Federal Law Doesn’t Require Minimum Shifts

The federal Fair Labor Standards Act has no reporting pay or minimum shift requirement. If you report to work and get sent home, the FLSA does not guarantee you any particular number of hours of pay.6U.S. Department of Labor. Wages and the Fair Labor Standards Act You must be paid for all time you were actually on the employer’s premises and under their control, but federal law doesn’t create a floor the way New York’s regulations do.

This distinction matters for workers whose employers try to claim that federal law overrides the state rule. It doesn’t work that way — state laws that provide greater protections than federal law remain fully enforceable. New York’s four-hour call-in pay requirement stands alongside the FLSA, and employers must comply with both.

The federal rules do come into play for on-call situations. An employee required to remain on the employer’s premises while waiting for work is considered “on duty,” and that time counts as hours worked under the FLSA.7U.S. Department of Labor. Fact Sheet 22 – Hours Worked Under the Fair Labor Standards Act Being on call at home with few restrictions on your time generally doesn’t count, though additional constraints on your freedom can tip the balance.

How to File a Claim for Unpaid Call-In Pay

If your employer shorted your call-in pay, start by filing a Labor Standards Complaint Form (LS 223) with the New York State Department of Labor.8New York State Department of Labor. The Labor Standards Complaint Process You can submit the form online or by mail. Include the employer’s name and address, the specific dates when you reported to work and were sent home early, and the hours and wages you actually received versus what you should have been paid. The more detail you provide, the faster the investigation moves.

Once the Department of Labor receives your complaint, an investigator reviews the evidence from both sides. If the state determines the employer violated the call-in pay rules, it can order the employer to pay the full amount of the underpayment. An employer that doesn’t comply faces liquidated damages of up to 100% of the unpaid wages — effectively doubling what you’re owed — plus prejudgment interest.9New York State Senate. New York Labor Law Section 198 – Costs, Remedies For willful violations of the state’s equal pay provisions, liquidated damages can reach 300%.

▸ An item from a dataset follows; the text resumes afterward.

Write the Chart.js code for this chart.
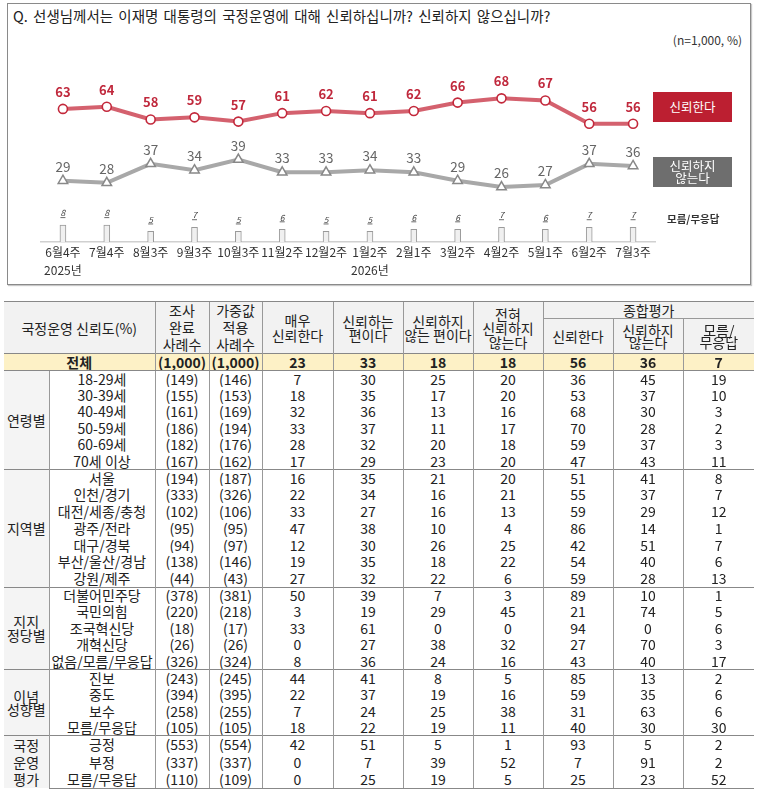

You have six years from the date of the violation to file a claim, which is among the most generous statutes of limitations for wage claims in the country.9New York State Senate. New York Labor Law Section 198 – Costs, Remedies That said, waiting makes it harder to gather evidence. Pay stubs, text messages about schedule changes, and your own contemporaneous notes are the strongest proof — save them as they happen.

Retaliation Protections

New York law explicitly prohibits employers from firing, threatening, penalizing, or otherwise retaliating against you for filing a wage complaint or cooperating with an investigation.10New York State Senate. New York Labor Law Section 215 Your complaint doesn’t even need to cite a specific section of the labor law to be protected. If you raised the issue in good faith believing your employer violated the law, the protection applies.

Retaliation covers more than just termination. Cutting your hours, demoting you, assigning you to undesirable shifts, or threatening to report your immigration status all qualify as illegal retaliation under the statute. Employers who retaliate face separate penalties on top of whatever they owe for the original wage violation. If you experience any adverse action after raising a call-in pay issue, document it immediately and include it in your complaint to the Department of Labor.